Substantial Truth Standard
The court applied the substantial truth standard to evaluate the accuracy of the statements made in the article. It found that even if certain phrases were deemed unflattering or not entirely precise, they reflected the essence of the underlying judicial opinions regarding the bankruptcy case. The court stated that an article does not need to recount every detail or side of a dispute to be considered fair and accurate. Since the article highlighted the bank's position and the outcomes of the bankruptcy proceedings, it was deemed to have accurately conveyed the relevant issues at hand. Consequently, the court concluded that Wilkow's claims did not succeed because the article did not unfairly portray him or misrepresent the judicial proceedings.

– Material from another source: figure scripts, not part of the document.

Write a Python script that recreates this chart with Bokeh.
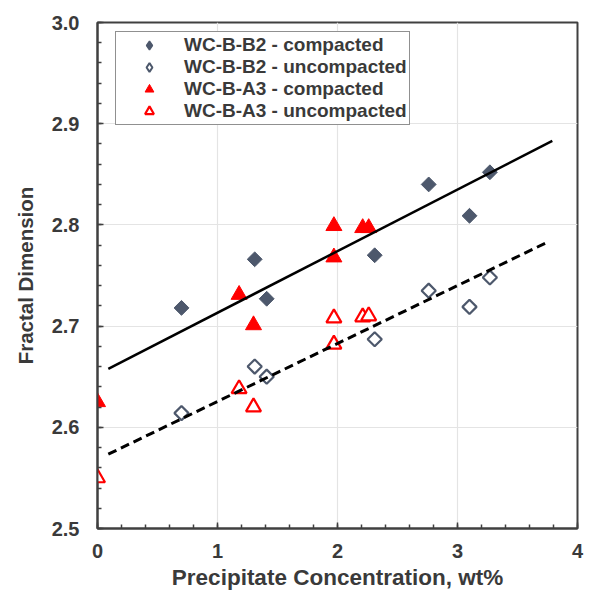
import numpy as np
from bokeh.plotting import figure
from bokeh.models import (Legend, LegendItem, Range1d, SingleIntervalTicker,
                          NumeralTickFormatter)
from bokeh.embed import file_html
from bokeh.resources import INLINE

# Precipitate concentration (wt%) for each sample series
x_b2 = [0.70, 1.31, 1.41, 2.31, 2.76, 3.10, 3.27]
x_a3 = [0.00, 1.18, 1.30, 1.97, 1.97, 2.21, 2.26]

# Fractal dimension per series
b2_compacted = [2.718, 2.766, 2.727, 2.770, 2.840, 2.809, 2.852]
b2_uncompacted = [2.614, 2.660, 2.650, 2.687, 2.735, 2.719, 2.748]
a3_compacted = [2.625, 2.731, 2.701, 2.799, 2.768, 2.797, 2.797]
a3_uncompacted = [2.550, 2.638, 2.620, 2.708, 2.682, 2.709, 2.710]

# Span of the fitted trend lines along x
trend_x_compacted = [0.09, 3.79]
trend_x_uncompacted = [0.09, 3.76]

SLATE = "#4d586c"
RED = "#ff0000"
TEXT = "#3a3a3a"
FONT = "Liberation Sans"

p = figure(width=589, height=594, output_backend="svg", toolbar_location=None,
           x_range=Range1d(0, 4), y_range=Range1d(2.5, 3.0),
           min_border_left=97, min_border_right=12, min_border_top=22,
           min_border_bottom=66)
p.background_fill_color = "white"
p.border_fill_color = "white"
p.outline_line_color = "#404040"
p.outline_line_width = 2

p.xaxis.ticker = SingleIntervalTicker(interval=1, num_minor_ticks=5)
p.yaxis.ticker = SingleIntervalTicker(interval=0.1, num_minor_ticks=5)
p.xaxis.formatter = NumeralTickFormatter(format="0")
p.yaxis.formatter = NumeralTickFormatter(format="0.0")

for ax in (p.xaxis[0], p.yaxis[0]):
    ax.axis_line_color = "#404040"
    ax.axis_line_width = 2
    ax.major_tick_in = 6
    ax.major_tick_out = 0
    ax.minor_tick_in = 4
    ax.minor_tick_out = 0
    ax.major_tick_line_color = "#404040"
    ax.minor_tick_line_color = "#404040"
    ax.major_tick_line_width = 1.5
    ax.minor_tick_line_width = 1.5
    ax.major_label_text_font = FONT
    ax.major_label_text_font_style = "bold"
    ax.major_label_text_font_size = "20px"
    ax.major_label_text_color = TEXT
    ax.axis_label_text_font = FONT
    ax.axis_label_text_font_style = "bold"
    ax.axis_label_text_color = TEXT

p.xaxis.axis_label = "Precipitate Concentration, wt%"
p.xaxis.axis_label_text_font_size = "22.5px"
p.xaxis.major_label_standoff = 15
p.xaxis.axis_label_standoff = 4
p.yaxis.axis_label = "Fractal Dimension"
p.yaxis.axis_label_text_font_size = "20.5px"
p.yaxis.major_label_standoff = 18
p.yaxis.axis_label_standoff = 12

p.xgrid.grid_line_color = "#e4e4e4"
p.ygrid.grid_line_color = "#e4e4e4"
p.xgrid.grid_line_width = 1.2
p.ygrid.grid_line_width = 1.2

# Diamond-shaped legend swatches; drawn first so the turned squares cover them
k1 = p.scatter(x_b2, b2_compacted, marker="diamond", size=8,
               fill_color=SLATE, line_color=SLATE, line_width=1.5)
k2 = p.scatter(x_b2, b2_uncompacted, marker="diamond", size=8,
               fill_color="white", line_color=SLATE, line_width=2)

# Sample markers (diamonds drawn as squares turned by 45 degrees)
p.scatter(x_b2, b2_compacted, marker="square", size=10.5, angle=np.pi / 4,
          fill_color=SLATE, line_color=SLATE, line_width=1)
p.scatter(x_b2, b2_uncompacted, marker="square", size=10, angle=np.pi / 4,
          fill_color="white", line_color=SLATE, line_width=2.2)
r3 = p.scatter(x_a3, a3_compacted, marker="triangle", size=16,
               fill_color=RED, line_color=RED, line_width=1)
r4 = p.scatter(x_a3, a3_uncompacted, marker="triangle", size=15,
               fill_color="white", line_color=RED, line_width=2.2)

# Linear trend of each compaction state, fitted over both samples
xc = np.array(x_b2 + x_a3)
yc = np.array(b2_compacted + a3_compacted)
slope_c, icpt_c = np.polyfit(xc, yc, 1)
yu = np.array(b2_uncompacted + a3_uncompacted)
slope_u, icpt_u = np.polyfit(xc, yu, 1)

tx = np.array(trend_x_compacted)
p.line(tx, icpt_c + slope_c * tx, line_color="black", line_width=2.5)
tu = np.array(trend_x_uncompacted)
p.line(tu, icpt_u + slope_u * tu, line_color="black", line_width=3,
       line_dash="9 5")

legend = Legend(items=[
    LegendItem(label="WC-B-B2 - compacted", renderers=[k1]),
    LegendItem(label="WC-B-B2 - uncompacted", renderers=[k2]),
    LegendItem(label="WC-B-A3 - compacted", renderers=[r3]),
    LegendItem(label="WC-B-A3 - uncompacted", renderers=[r4]),
], location=(18, 403))
legend.label_text_font = FONT
legend.label_text_font_style = "bold"
legend.label_text_font_size = "19px"
legend.label_text_color = TEXT
legend.label_height = 22
legend.glyph_height = 22
legend.glyph_width = 62
legend.label_standoff = 4
legend.padding = 2
legend.spacing = 0
legend.margin = 0
legend.border_line_color = "#222222"
legend.border_line_width = 1.5
legend.background_fill_color = "white"
legend.background_fill_alpha = 1
p.add_layout(legend, "center")

open("out.html", "w").write(file_html(p, INLINE))
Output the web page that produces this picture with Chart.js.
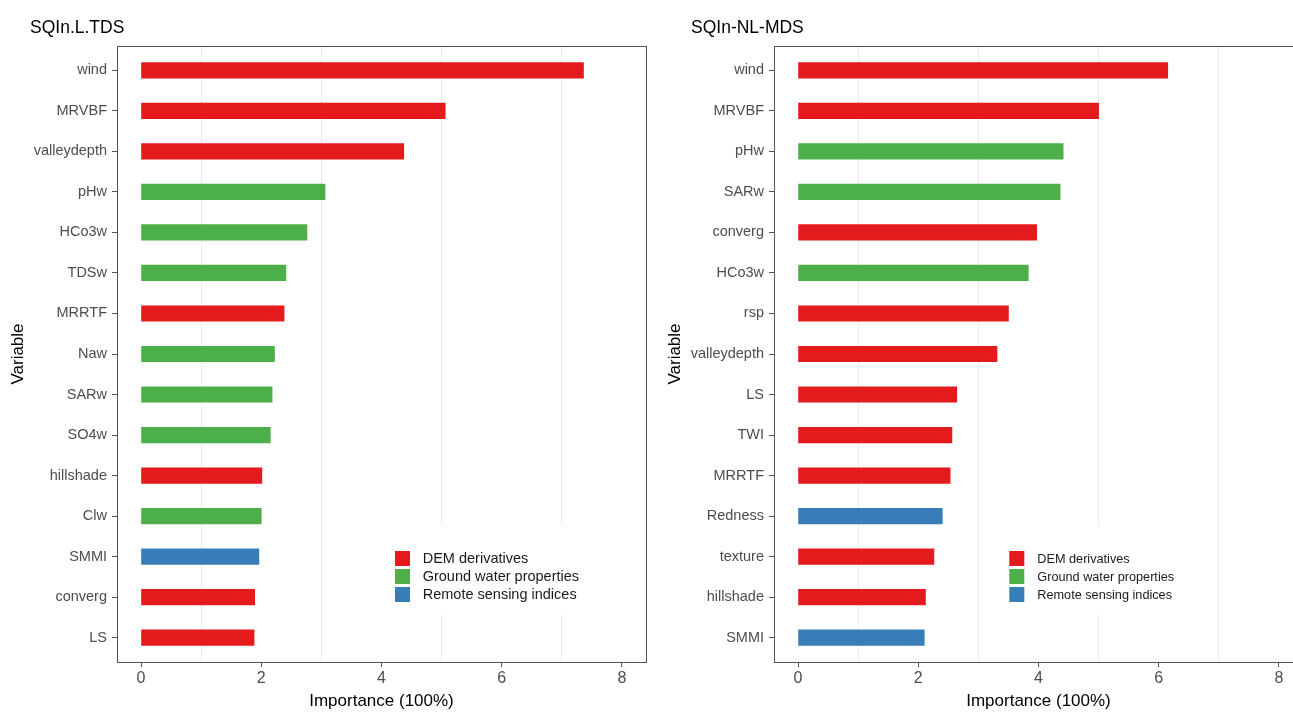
<!DOCTYPE html>
<html>
<head>
<meta charset="utf-8">
<script src="https://cdn.jsdelivr.net/npm/chart.js@4.4.1/dist/chart.umd.min.js"></script>
<style>
  html, body { margin: 0; padding: 0; background: #fff; overflow: hidden; width: 1293px; height: 713px; }
  .panel { position: absolute; top: 0; width: 660px; height: 713px; }
  #p1 { left: 0; }
  #p2 { left: 657px; }
  canvas { display: block; }
</style>
</head>
<body>
<div class="panel" id="p1"><canvas id="c1" width="660" height="713"></canvas></div>
<div class="panel" id="p2"><canvas id="c2" width="660" height="713"></canvas></div>
<script>
// Variable groups and their colours
const groups = ['DEM derivatives', 'Ground water properties', 'Remote sensing indices'];
const groupColors = ['#E41A1C', '#4DAF4A', '#377EB8'];

// SQIn.L.TDS model: variables (top to bottom), importance, group index
const tdsVariables = ['wind', 'MRVBF', 'valleydepth', 'pHw', 'HCo3w', 'TDSw', 'MRRTF', 'Naw', 'SARw', 'SO4w', 'hillshade', 'Clw', 'SMMI', 'converg', 'LS'];
const tdsImportance = [7.36, 5.06, 4.37, 3.06, 2.76, 2.41, 2.38, 2.22, 2.18, 2.15, 2.01, 2.00, 1.96, 1.89, 1.88];
const tdsGroup = [0, 0, 0, 1, 1, 1, 0, 1, 1, 1, 0, 1, 2, 0, 0];

// SQIn-NL-MDS model
const mdsVariables = ['wind', 'MRVBF', 'pHw', 'SARw', 'converg', 'HCo3w', 'rsp', 'valleydepth', 'LS', 'TWI', 'MRRTF', 'Redness', 'texture', 'hillshade', 'SMMI'];
const mdsImportance = [6.15, 5.00, 4.41, 4.36, 3.97, 3.83, 3.50, 3.31, 2.64, 2.56, 2.53, 2.40, 2.26, 2.12, 2.10];
const mdsGroup = [0, 0, 1, 1, 0, 1, 0, 0, 0, 0, 0, 2, 0, 0, 2];

// Axis ticks: labelled ticks and light grid positions
const xTickValues = [0, 2, 4, 6, 8];
const xGridValues = [1, 3, 5, 7];

Chart.defaults.font.family = "'Liberation Sans', Arial, sans-serif";

const TRANSPARENT = 'rgba(0,0,0,0)';

// Draws the panel title, the framed plot box and the legend key
const panelDecor = {
  id: 'panelDecor',
  afterDraw(chart, args, o) {
    const ctx = chart.ctx;
    const a = chart.chartArea;
    ctx.save();
    // legend background and keys
    const lg = o.legend;
    ctx.fillStyle = '#fff';
    ctx.fillRect(lg.bgX, lg.bgY, lg.bgW, lg.bgH);
    ctx.font = lg.fontSize + "px 'Liberation Sans', Arial, sans-serif";
    ctx.textAlign = 'left';
    ctx.textBaseline = 'middle';
    chart.data.datasets.forEach((ds, i) => {
      const y = lg.y + i * lg.step;
      ctx.fillStyle = ds.backgroundColor;
      ctx.fillRect(lg.x, y, lg.size, lg.size);
      ctx.fillStyle = '#1a1a1a';
      ctx.fillText(ds.label, lg.textX, y + lg.size / 2 + 0.5);
    });
    // panel frame
    ctx.strokeStyle = '#555';
    ctx.lineWidth = 1;
    ctx.strokeRect(Math.round(a.left) + 0.5, Math.round(a.top) + 0.5,
                   Math.round(a.right - a.left), Math.round(a.bottom - a.top));
    // title
    ctx.fillStyle = '#000';
    ctx.font = o.titleSize + "px 'Liberation Sans', Arial, sans-serif";
    ctx.textBaseline = 'middle';
    ctx.fillText(o.title, o.titleX, o.titleY);
    ctx.restore();
  }
};

function makeChart(canvasId, title, titleX, variables, importance, group, legend) {
  const datasets = groups.map((g, gi) => ({
    label: g,
    backgroundColor: groupColors[gi],
    borderWidth: 0,
    grouped: false,
    barThickness: 15.5,
    data: variables
      .map((v, i) => ({ x: importance[i], y: i, g: group[i] }))
      .filter(p => p.g === gi)
  }));

  return new Chart(document.getElementById(canvasId), {
    type: 'bar',
    data: { datasets },
    options: {
      indexAxis: 'y',
      responsive: false,
      animation: false,
      events: [],
      layout: { padding: { top: 46, right: 14, left: 0, bottom: 0 } },
      plugins: {
        legend: { display: false },
        tooltip: { enabled: false },
        panelDecor: { title, titleX, titleY: 28, titleSize: 17.5, legend }
      },
      scales: {
        x: {
          type: 'linear',
          min: -0.4,
          max: 8.4,
          offset: false,
          afterBuildTicks: s => {
            s.ticks = [...xTickValues, ...xGridValues].sort((p, q) => p - q).map(v => ({ value: v }));
          },
          ticks: {
            autoSkip: false,
            maxRotation: 0,
            padding: 2,
            color: '#4D4D4D',
            font: { size: 16 },
            callback: v => (xTickValues.includes(v) ? String(v) : '')
          },
          grid: {
            offset: false,
            lineWidth: 1,
            tickLength: 5,
            color: c => (c.tick && xGridValues.includes(c.tick.value) ? '#EBEBEB' : TRANSPARENT),
            tickColor: c => (c.tick && xTickValues.includes(c.tick.value) ? '#555' : TRANSPARENT)
          },
          border: { display: false },
          title: {
            display: true,
            text: 'Importance (100%)',
            color: '#000',
            font: { size: 17 },
            padding: { top: 0, bottom: 1 }
          },
          afterFit: s => { s.height = 51; }
        },
        y: {
          type: 'linear',
          reverse: true,
          offset: false,
          min: -0.6,
          max: variables.length - 0.4,
          afterBuildTicks: s => {
            s.ticks = variables.map((_, i) => ({ value: i }));
          },
          ticks: {
            autoSkip: false,
            padding: 5,
            color: '#4D4D4D',
            font: { size: 14.5 },
            callback: v => variables[v]
          },
          grid: {
            offset: false,
            drawOnChartArea: false,
            tickLength: 5,
            tickColor: '#555'
          },
          border: { display: false },
          title: {
            display: true,
            text: 'Variable',
            color: '#000',
            font: { size: 17 },
            padding: { top: 8, bottom: 0 }
          },
          afterFit: s => { s.width = 117; }
        }
      }
    },
    plugins: [panelDecor]
  });
}

makeChart('c1', 'SQIn.L.TDS', 30, tdsVariables, tdsImportance, tdsGroup, {
  bgX: 385, bgY: 525, bgW: 215, bgH: 90,
  x: 395, y: 551, size: 15, step: 18, textX: 422.7, fontSize: 14.5
});

makeChart('c2', 'SQIn-NL-MDS', 34, mdsVariables, mdsImportance, mdsGroup, {
  bgX: 343, bgY: 525, bgW: 190, bgH: 90,
  x: 352.3, y: 551, size: 15, step: 18, textX: 380.3, fontSize: 12.7
});
</script>
</body>
</html>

Wilkow's Personal Liability
The court addressed Wilkow's contention that the article unfairly attributed the partnership's default to him personally. It noted that Wilkow acknowledged his role in the operations of the partnership and his decision to file for bankruptcy. The court found that the article's references to Wilkow were contextually accurate and reflected the partnership's decision-making process. It reasoned that phrases such as "pleaded poverty" were colloquial expressions capturing the essence of the partnership's situation, even if they did not come directly from the judicial opinions. Therefore, the court maintained that the statements did not unfairly blame Wilkow personally but rather discussed his role within the partnership's actions in the bankruptcy proceedings.
Conclusion
In conclusion, the U.S. District Court for the Northern District of Illinois held that the Forbes article was protected by the fair report privilege and constituted opinion. The court found that the statements made were either true and accurate representations of the judicial proceedings or rhetorical hyperbole that could not be deemed defamatory. As a result, Wilkow's claims for defamation and false light invasion of privacy were dismissed with prejudice. The court's decision reinforced the importance of protecting free speech and the press, particularly in the context of reporting on judicial matters and public interests.